REVISITING THE BRUUN RULE


DEAN, Robert G., Civil and Coastal Engineering, Univ of Florida, P. O. Box 116590, Gainesville, FL 32611-6590, ROSATI, Julie Dean, Coastal and Hydraulics Laboratory, U.S. Army Corps of Engineers, 109 St. Joseph Street, Mobile, AL 36527 and WALTON, Todd L., Consultant, Talahassee, FL 32312, dean@coastal.ufl.edu

The Bruun Rule (BR) (Bruun, 1954, 1962, 1982 and others) allows calculation of beach response to relative sea level rise which would otherwise be impossible. However, even though the BR was developed to account for shoreline response to sea level rise, it does not account for landward sediment transport such as occurs during major storm events. Landward sediment transport and deposition is Nature’s way of maintaining land elevation relative to rising sea level and is accomplished dominantly by overwash and Aeolian processes. Although landward transport is taken into consideration in the modified “Barrier Island BR” as presented by Dean and Maurmeyer (1983), it has not been discussed for the more general case of a mainland or barrier shoreline which may have landward transport limited to a specified cross-shore distance as contrasted to the barrier case in which the entire island translates upward and toward the bay or lagoon without change of form.
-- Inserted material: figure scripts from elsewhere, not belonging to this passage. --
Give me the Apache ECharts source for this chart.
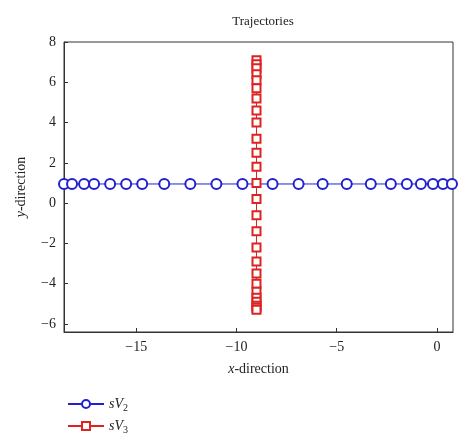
<!DOCTYPE html>
<html>
<head>
<meta charset="utf-8">
<script src="https://cdn.jsdelivr.net/npm/echarts@6/dist/echarts.min.js"></script>
<style>html,body{margin:0;padding:0;background:#fff}#main{width:474px;height:448px}</style>
</head>
<body>
<div id="main"></div>
<script>
// sV2: moves along x at y ~ 1
var sv2X = [-18.6, -18.2, -17.6, -17.1, -16.3, -15.5, -14.7, -13.6, -12.3, -11.0, -9.7, -8.2, -6.9, -5.7, -4.5, -3.3, -2.3, -1.5, -0.8, -0.2, 0.3, 0.75];
var sv2Y = 0.95;
// sV3: moves along y at x ~ -9
var sv3X = -9;
var sv3Y = [7.1, 6.9, 6.7, 6.4, 6.1, 5.7, 5.2, 4.6, 4.0, 3.2, 2.5, 1.8, 1.0, 0.2, -0.6, -1.4, -2.2, -2.9, -3.5, -4.0, -4.4, -4.7, -4.9, -5.1, -5.2, -5.3];
var xTicks = [-15, -10, -5, 0];
var yTicks = [-6, -4, -2, 0, 2, 4, 6, 8];

var serif = 'Liberation Serif';
var myChart = echarts.init(document.getElementById('main'));

var axisCommon = {
    axisLine: {onZero: false, lineStyle: {color: '#333', width: 1}},
    axisTick: {inside: true, length: 4, lineStyle: {color: '#333'}},
    splitLine: {show: false},
    axisLabel: {color: '#222', fontFamily: serif, fontSize: 14}
};

function minus(v) { return v < 0 ? '\u2212' + Math.abs(v) : v; }

myChart.setOption({
    animation: false,
    title: {
        text: 'Trajectories', left: 258, top: 10, textAlign: 'center',
        textStyle: {fontFamily: serif, fontWeight: 'normal', fontSize: 13, color: '#222'}
    },
    grid: {left: 64, right: 21, top: 42, bottom: 116, show: true, borderColor: '#333', borderWidth: 1},
    xAxis: Object.assign({}, axisCommon, {
        type: 'value', min: -18.6, max: 0.8,
        name: '{i|x}-direction', nameLocation: 'middle', nameGap: 30,
        nameTextStyle: {fontFamily: serif, fontSize: 14, color: '#222', rich: {i: {fontFamily: serif, fontStyle: 'italic', fontSize: 14}}},
        axisLabel: Object.assign({}, axisCommon.axisLabel, {customValues: xTicks, formatter: minus}),
        axisTick: Object.assign({}, axisCommon.axisTick, {customValues: xTicks})
    }),
    yAxis: Object.assign({}, axisCommon, {
        type: 'value', min: -6.4, max: 8,
        name: '{i|y}-direction', nameLocation: 'middle', nameGap: 36,
        nameTextStyle: {fontFamily: serif, fontSize: 14, color: '#222', rich: {i: {fontFamily: serif, fontStyle: 'italic', fontSize: 14}}},
        axisLabel: Object.assign({}, axisCommon.axisLabel, {customValues: yTicks, formatter: minus}),
        axisTick: Object.assign({}, axisCommon.axisTick, {customValues: yTicks})
    }),
    legend: {
        orient: 'vertical', left: 62, top: 392, itemGap: 6, itemWidth: 36, itemHeight: 10,
        data: ['sV2', 'sV3'],
        formatter: function (n) { return '{i|sV}{s|' + n.slice(2) + '}'; },
        textStyle: {
            fontFamily: serif, fontSize: 13, color: '#222',
            rich: {
                i: {fontFamily: serif, fontStyle: 'italic', fontSize: 14},
                s: {fontFamily: serif, fontSize: 10, padding: [8, 0, 0, 0]}
            }
        }
    },
    series: [
        {
            name: 'sV2', type: 'line',
            data: sv2X.map(function (x) { return [x, sv2Y]; }),
            symbol: 'emptyCircle', symbolSize: 10,
            lineStyle: {color: '#2222cc', width: 1},
            itemStyle: {color: '#2222cc', borderWidth: 1.5}
        },
        {
            name: 'sV3', type: 'line',
            data: sv3Y.map(function (y) { return [sv3X, y]; }),
            symbol: 'emptyRect', symbolSize: 8,
            lineStyle: {color: '#dd2222', width: 1},
            itemStyle: {color: '#dd2222', borderWidth: 1.5}
        }
    ]
});
</script>
</body>
</html>
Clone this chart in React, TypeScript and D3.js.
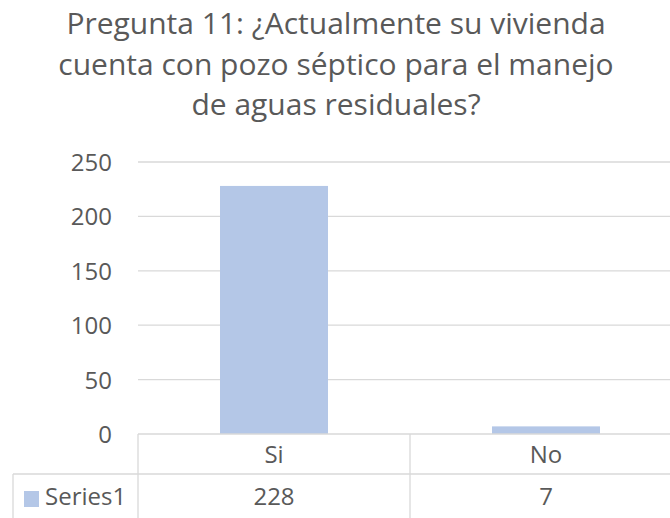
import React from "react";
import * as d3 from "d3";

const categories = ["Si", "No"];
const values = [228, 7];
const yTicks = [0, 50, 100, 150, 200, 250];
const seriesName = "Series1";
const titleLines = [
  "Pregunta 11: ¿Actualmente su vivienda",
  "cuenta con pozo séptico para el manejo",
  "de aguas residuales?",
];

const W = 670;
const H = 518;
const left = 138;
const right = 682;
const top = 162;
const bottom = 434;
const font = "'Open Sans', 'Noto Sans', sans-serif";
const textColor = "#595959";
const gridColor = "#d9d9d9";

export default function App() {
  const x = d3.scaleBand<string>().domain(categories).range([left, right]).paddingInner(0).paddingOuter(0);
  const y = d3.scaleLinear().domain([0, 250]).range([bottom, top]);
  const barW = x.bandwidth() * 0.397;
  const rowLine = 474;
  return (
    <svg width={W} height={H} style={{ position: "absolute", left: 0, top: 0, background: "#fff" }}>
      <rect width={W} height={H} fill="#fff" />
      {titleLines.map((t, i) => (
        <text key={i} x={336} y={34 + i * 40.5} textAnchor="middle" fontFamily={font} fontSize={30} fill={textColor}>
          {t}
        </text>
      ))}
      {yTicks.map((t) => (
        <g key={t}>
          {t > 0 && <line x1={left} x2={right} y1={y(t)} y2={y(t)} stroke={gridColor} strokeWidth={1.3} />}
          <text x={112} y={y(t) + 9} textAnchor="end" fontFamily={font} fontSize={24} fill={textColor}>
            {t}
          </text>
        </g>
      ))}
      {categories.map((c, i) => (
        <rect key={c} x={x(c)! + (x.bandwidth() - barW) / 2} y={y(values[i])} width={barW} height={bottom - y(values[i])} fill="#b4c7e7" />
      ))}
      {/* data table */}
      <line x1={left} x2={right} y1={bottom} y2={bottom} stroke={gridColor} strokeWidth={1.3} />
      <line x1={13} x2={right} y1={rowLine} y2={rowLine} stroke={gridColor} strokeWidth={1.3} />
      <line x1={left} x2={left} y1={bottom} y2={H} stroke={gridColor} strokeWidth={1.3} />
      <line x1={13} x2={13} y1={rowLine} y2={H} stroke={gridColor} strokeWidth={1.3} />
      {categories.map((c, i) => (
        <g key={c}>
          {i > 0 && <line x1={x(c)!} x2={x(c)!} y1={bottom} y2={H} stroke={gridColor} strokeWidth={1.3} />}
          <text x={x(c)! + x.bandwidth() / 2} y={463} textAnchor="middle" fontFamily={font} fontSize={24} fill={textColor}>
            {c}
          </text>
          <text x={x(c)! + x.bandwidth() / 2} y={505} textAnchor="middle" fontFamily={font} fontSize={24} fill={textColor}>
            {values[i]}
          </text>
        </g>
      ))}
      <rect x={24} y={491} width={15} height={16} fill="#b4c7e7" />
      <text x={45} y={505} fontFamily={font} fontSize={24} fill={textColor}>
        {seriesName}
      </text>
    </svg>
  );
}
The hypothesis examined herein is that landward sediment transport in the nearshore plays a substantial role in long-term nearshore response. Evidence supporting this hypothesis includes the aforementioned washover deposits, the de Beaumont theory (1845) of barrier island formation, general lack of nearshore sediment deposits as predicted by the BR and sediment sorting across the nearshore.
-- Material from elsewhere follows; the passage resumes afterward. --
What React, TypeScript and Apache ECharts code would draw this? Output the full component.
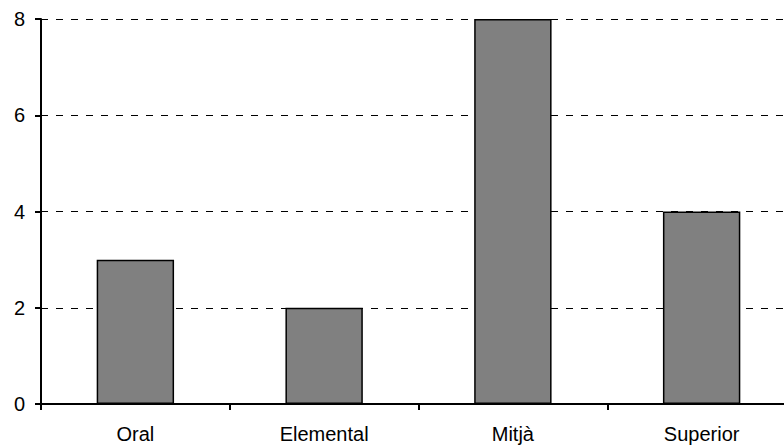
import React, { useEffect, useRef } from "react";
import * as echarts from "echarts";

const categories = ["Oral", "Elemental", "Mitjà", "Superior"];
const values = [3, 2, 8, 4];
const yTicks = { min: 0, max: 8, interval: 2 };

export default function App() {
  const ref = useRef<HTMLDivElement>(null);
  useEffect(() => {
    document.body.style.margin = "0";
    document.body.style.overflow = "hidden";
    if (!ref.current) return;
    const chart = echarts.init(ref.current, null, { renderer: "svg" });
    chart.setOption({
      animation: false,
      backgroundColor: "#ffffff",
      grid: { left: 41, top: 19, right: 4, bottom: 42, containLabel: false },
      xAxis: {
        type: "category",
        data: categories,
        boundaryGap: true,
        axisLine: { lineStyle: { color: "#000", width: 2 } },
        axisTick: { show: true, length: 6, inside: false, lineStyle: { color: "#000", width: 2 } },
        axisLabel: { color: "#000", fontSize: 20, fontFamily: "Liberation Sans, Arial, sans-serif", margin: 20 },
        splitLine: { show: false },
      },
      yAxis: {
        type: "value",
        min: yTicks.min,
        max: yTicks.max,
        interval: yTicks.interval,
        axisLine: { show: true, lineStyle: { color: "#000", width: 2 } },
        axisTick: { show: true, length: 6, lineStyle: { color: "#000", width: 2 } },
        axisLabel: { color: "#000", fontSize: 20, fontFamily: "Liberation Sans, Arial, sans-serif", margin: 16 },
        splitLine: { show: true, lineStyle: { color: "#000", width: 1, type: [7, 8] } },
      },
      series: [
        {
          type: "bar",
          data: values,
          barCategoryGap: "59%",
          itemStyle: { color: "#808080", borderColor: "#000", borderWidth: 1.5 },
        },
      ],
    });
    return () => chart.dispose();
  }, []);
  return (
    <div style={{ width: 784, height: 446, overflow: "hidden" }}>
      <div ref={ref} style={{ width: 800, height: 446 }} />
    </div>
  );
}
Generalization of the original BR to account for landward sediment transport in the nearshore and on the upland results in the same form of relationship as the original BR except now the characteristics of the landward transport are required to determine the shoreline recession. Thus the implications of the generalized BR to account for landward transport are that in order to better quantify the nearshore long-term response to sea level rise, the characteristics of overwash during storms and long-term Aeolian transport must be much better understood.